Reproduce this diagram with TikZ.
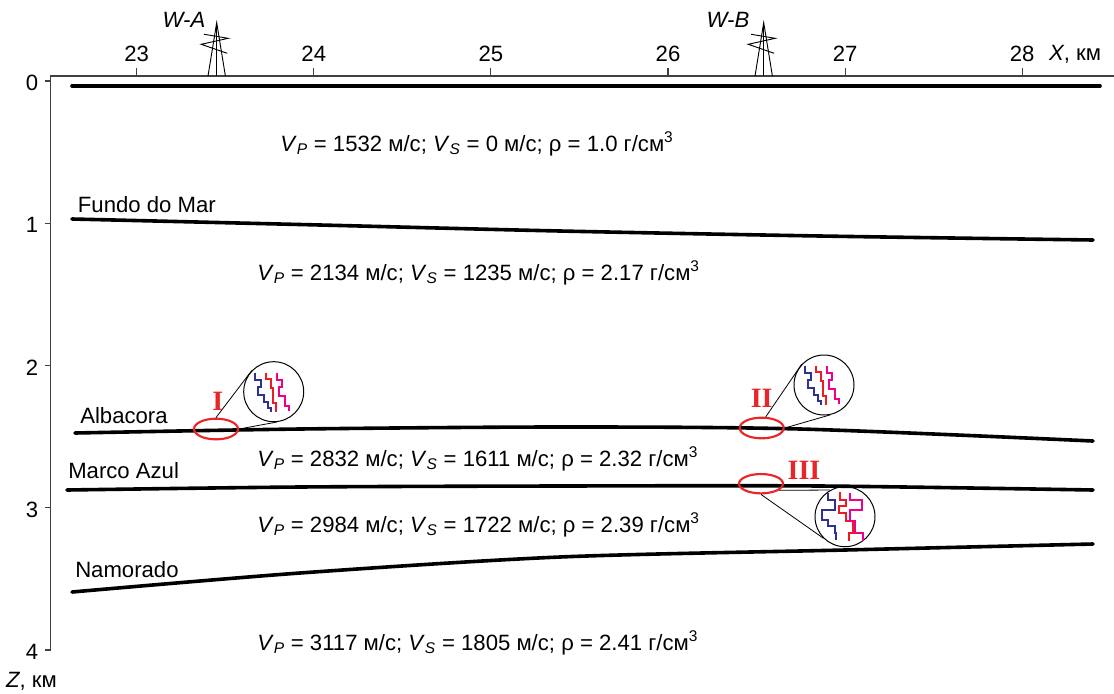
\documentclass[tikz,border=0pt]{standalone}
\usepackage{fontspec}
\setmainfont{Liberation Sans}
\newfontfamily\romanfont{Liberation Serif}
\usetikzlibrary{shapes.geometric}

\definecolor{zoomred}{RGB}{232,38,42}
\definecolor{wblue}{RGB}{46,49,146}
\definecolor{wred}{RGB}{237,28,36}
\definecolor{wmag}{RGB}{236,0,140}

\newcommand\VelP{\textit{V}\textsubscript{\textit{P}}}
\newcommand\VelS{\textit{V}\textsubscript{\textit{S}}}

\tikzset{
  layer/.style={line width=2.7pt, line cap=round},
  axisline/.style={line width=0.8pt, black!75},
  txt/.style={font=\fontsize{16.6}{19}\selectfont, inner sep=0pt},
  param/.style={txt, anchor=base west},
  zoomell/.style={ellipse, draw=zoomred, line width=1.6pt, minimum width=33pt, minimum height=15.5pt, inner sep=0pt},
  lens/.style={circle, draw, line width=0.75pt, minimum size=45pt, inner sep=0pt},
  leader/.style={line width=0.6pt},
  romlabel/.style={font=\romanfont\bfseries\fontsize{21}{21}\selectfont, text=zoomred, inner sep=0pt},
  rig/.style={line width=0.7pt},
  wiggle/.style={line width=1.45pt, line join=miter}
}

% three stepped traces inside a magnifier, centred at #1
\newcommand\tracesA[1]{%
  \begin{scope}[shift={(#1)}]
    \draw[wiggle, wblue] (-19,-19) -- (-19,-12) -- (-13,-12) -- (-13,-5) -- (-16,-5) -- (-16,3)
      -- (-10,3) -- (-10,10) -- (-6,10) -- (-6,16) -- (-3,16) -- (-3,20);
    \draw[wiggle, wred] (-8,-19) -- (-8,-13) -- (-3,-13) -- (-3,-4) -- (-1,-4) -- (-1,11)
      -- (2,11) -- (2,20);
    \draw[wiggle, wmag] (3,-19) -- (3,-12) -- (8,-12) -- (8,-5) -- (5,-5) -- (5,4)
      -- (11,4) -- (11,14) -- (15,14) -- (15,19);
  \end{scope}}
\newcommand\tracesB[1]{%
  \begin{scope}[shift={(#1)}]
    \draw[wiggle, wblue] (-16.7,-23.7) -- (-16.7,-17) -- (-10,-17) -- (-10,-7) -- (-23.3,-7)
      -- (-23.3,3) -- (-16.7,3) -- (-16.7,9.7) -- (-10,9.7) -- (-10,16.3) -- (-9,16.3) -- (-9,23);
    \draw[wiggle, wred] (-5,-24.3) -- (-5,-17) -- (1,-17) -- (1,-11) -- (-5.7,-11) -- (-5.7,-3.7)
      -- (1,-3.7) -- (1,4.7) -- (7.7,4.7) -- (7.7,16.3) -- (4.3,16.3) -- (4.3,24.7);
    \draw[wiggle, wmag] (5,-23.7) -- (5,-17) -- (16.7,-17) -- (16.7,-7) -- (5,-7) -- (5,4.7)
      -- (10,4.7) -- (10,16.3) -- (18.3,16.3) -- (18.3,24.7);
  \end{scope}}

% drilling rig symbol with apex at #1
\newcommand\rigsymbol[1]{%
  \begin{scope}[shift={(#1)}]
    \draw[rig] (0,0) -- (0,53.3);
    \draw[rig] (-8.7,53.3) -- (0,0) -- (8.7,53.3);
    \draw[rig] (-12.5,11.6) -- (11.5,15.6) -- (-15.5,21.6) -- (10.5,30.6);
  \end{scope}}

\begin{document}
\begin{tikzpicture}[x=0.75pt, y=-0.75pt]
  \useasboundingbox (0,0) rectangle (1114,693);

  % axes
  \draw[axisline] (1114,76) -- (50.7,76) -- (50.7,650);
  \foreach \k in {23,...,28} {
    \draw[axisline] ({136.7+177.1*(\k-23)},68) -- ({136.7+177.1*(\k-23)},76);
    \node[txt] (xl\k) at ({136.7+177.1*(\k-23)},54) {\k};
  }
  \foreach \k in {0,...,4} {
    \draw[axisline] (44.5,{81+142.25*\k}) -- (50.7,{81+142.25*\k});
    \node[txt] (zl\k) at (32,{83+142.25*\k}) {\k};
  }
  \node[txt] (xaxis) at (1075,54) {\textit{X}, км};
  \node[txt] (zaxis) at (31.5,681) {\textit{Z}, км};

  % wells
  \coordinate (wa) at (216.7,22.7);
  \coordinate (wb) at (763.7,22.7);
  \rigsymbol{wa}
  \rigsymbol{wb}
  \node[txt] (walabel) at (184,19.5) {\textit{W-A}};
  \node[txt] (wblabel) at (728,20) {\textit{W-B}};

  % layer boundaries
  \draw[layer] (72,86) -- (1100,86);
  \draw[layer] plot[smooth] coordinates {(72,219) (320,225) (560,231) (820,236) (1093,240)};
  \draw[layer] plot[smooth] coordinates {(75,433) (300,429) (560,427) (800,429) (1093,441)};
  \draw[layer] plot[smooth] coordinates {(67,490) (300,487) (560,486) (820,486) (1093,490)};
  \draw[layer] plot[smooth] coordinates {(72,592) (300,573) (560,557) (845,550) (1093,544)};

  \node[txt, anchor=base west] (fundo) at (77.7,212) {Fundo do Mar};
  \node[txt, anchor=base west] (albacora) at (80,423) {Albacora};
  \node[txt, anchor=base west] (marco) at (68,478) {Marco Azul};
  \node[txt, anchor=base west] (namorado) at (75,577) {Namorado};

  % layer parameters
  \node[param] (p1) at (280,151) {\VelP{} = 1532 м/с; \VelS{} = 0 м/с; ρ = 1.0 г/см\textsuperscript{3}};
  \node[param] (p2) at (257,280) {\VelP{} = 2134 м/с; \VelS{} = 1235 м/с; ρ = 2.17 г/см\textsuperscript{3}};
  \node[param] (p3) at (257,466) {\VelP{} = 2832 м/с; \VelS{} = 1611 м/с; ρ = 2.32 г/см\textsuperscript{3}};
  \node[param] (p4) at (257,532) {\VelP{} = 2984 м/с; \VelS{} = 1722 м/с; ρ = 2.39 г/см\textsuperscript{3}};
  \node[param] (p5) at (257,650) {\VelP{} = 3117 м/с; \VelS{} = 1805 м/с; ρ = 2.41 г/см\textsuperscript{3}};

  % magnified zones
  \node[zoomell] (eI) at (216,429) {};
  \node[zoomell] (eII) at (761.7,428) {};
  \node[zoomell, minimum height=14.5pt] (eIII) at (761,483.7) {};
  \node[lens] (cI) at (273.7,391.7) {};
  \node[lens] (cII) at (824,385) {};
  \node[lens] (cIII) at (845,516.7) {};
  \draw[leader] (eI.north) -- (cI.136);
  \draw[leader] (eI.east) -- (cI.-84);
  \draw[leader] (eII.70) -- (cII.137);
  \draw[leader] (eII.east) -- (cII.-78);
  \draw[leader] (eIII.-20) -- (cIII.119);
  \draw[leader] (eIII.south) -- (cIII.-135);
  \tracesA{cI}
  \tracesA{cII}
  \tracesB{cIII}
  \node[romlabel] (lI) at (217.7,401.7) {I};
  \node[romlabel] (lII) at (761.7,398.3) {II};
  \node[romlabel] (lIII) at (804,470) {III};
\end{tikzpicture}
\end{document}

☆ ☆ ☆

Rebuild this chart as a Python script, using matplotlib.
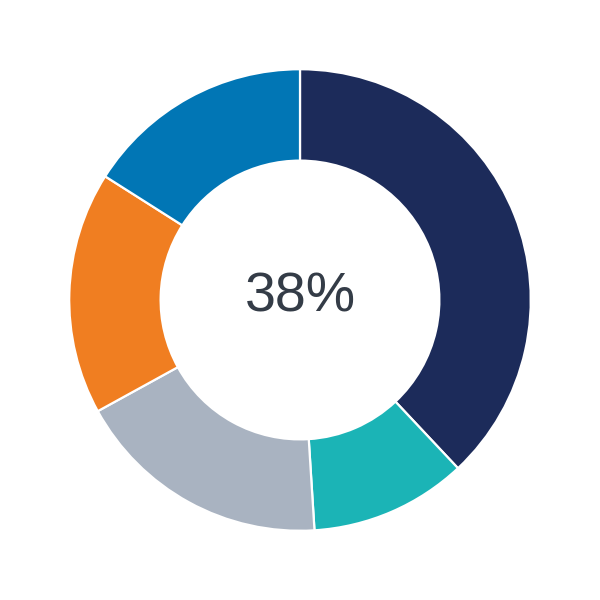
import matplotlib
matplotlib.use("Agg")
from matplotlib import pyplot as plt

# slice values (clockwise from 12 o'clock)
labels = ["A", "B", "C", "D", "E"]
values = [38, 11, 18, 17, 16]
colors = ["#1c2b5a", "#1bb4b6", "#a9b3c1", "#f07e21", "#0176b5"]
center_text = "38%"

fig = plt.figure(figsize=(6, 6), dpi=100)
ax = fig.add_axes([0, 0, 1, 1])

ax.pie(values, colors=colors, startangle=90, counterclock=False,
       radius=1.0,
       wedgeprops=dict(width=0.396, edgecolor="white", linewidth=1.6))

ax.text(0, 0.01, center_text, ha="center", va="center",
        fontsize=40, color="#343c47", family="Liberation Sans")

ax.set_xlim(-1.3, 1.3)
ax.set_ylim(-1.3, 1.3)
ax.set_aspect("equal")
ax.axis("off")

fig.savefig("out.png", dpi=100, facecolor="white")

☆ ☆ ☆

Scan the lines above for "this", then copy every one that has it.

> _Exercise answer_
Reproduce this diagram with TikZ.
Rebuild this chart as a Python script, using matplotlib.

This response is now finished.